Irish snooker player

Joe O’Boye (born 6 March 1960) is an Irish former professional snooker player. He represented the Republic of Ireland at the 1988 Snooker World Cup. He was the winner of the 1980 English Amateur Championship.

==Career==
O’Boye had three applications for professional status declined by the World Professional Billiards and Snooker Association after his 1980 English Amateur Championship victory before they relented and he was accepted. In October 1985 he made his television debut at the 1985 Rothmans Grand Prix held at the Hexagon in Reading against Jimmy White, losing 4-5 but with White winning the last three frames. Before the game O’Boye was unable to find his dress suit and was still undressed four minutes before play; White offered to lend him his spare, before it was eventually found.

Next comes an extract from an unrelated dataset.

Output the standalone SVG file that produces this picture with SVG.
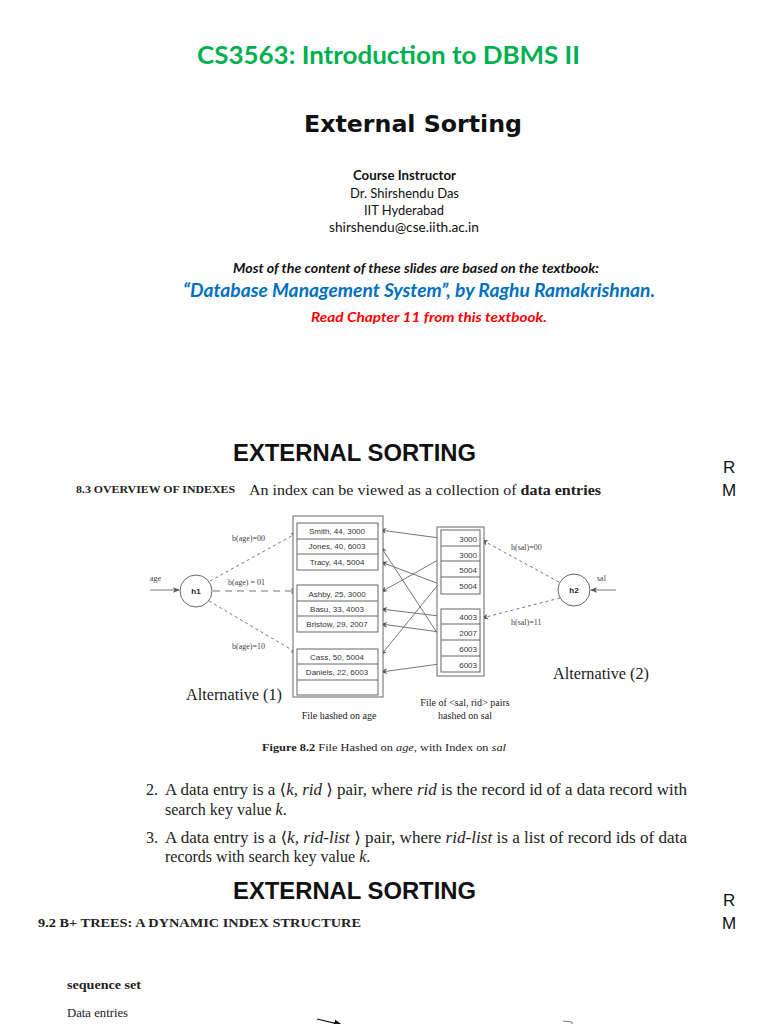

O’Boye reached the quarter-final at the 1987 International Open where he played Stephen Hendry following wins against Martin Clark, Kirk Stevens and Robby Foldvari. O’Boye defeated Danny Fowler and Barry West to reach the last 32 of the Snooker World Championship in 1989. He lost 10–6 to Silvino Francisco at The Crucible. O’Boye had previously reached the last 32 of the UK Championship in 1988, where he lost to Dennis Taylor.

O’Boye would often practice at a snooker club in Kings Cross along with Peter Ebdon and Tony Drago. Drago beat O’Boye 9-0 in 81 minutes at the 1990 UK Championship. O’Boye was said to have been a significant influence in terms of his break-building abilities on the likes of Drago and Ebdon, as well as Jimmy White who was considered a drinking buddy of O’Boye and their escapades together "tended to involve an inordinate amount of alcohol" although O’Boye was later said to have remarked "I don’t regret anything. You’re only young once, and you can’t buy youth." O’Boye's behaviour at the 1990 Rothmans Grand Prix in Reading in October 1990 caused him to be banned from the 1991 Mercantile Credit Classic. Further charges of abusive behaviour towards sponsors and match officials during the 1990 UK Championship in Preston and the Benson and Hedges satellite tournament in Glasgow caused further suspensions to include the 1991 World Snooker Championships.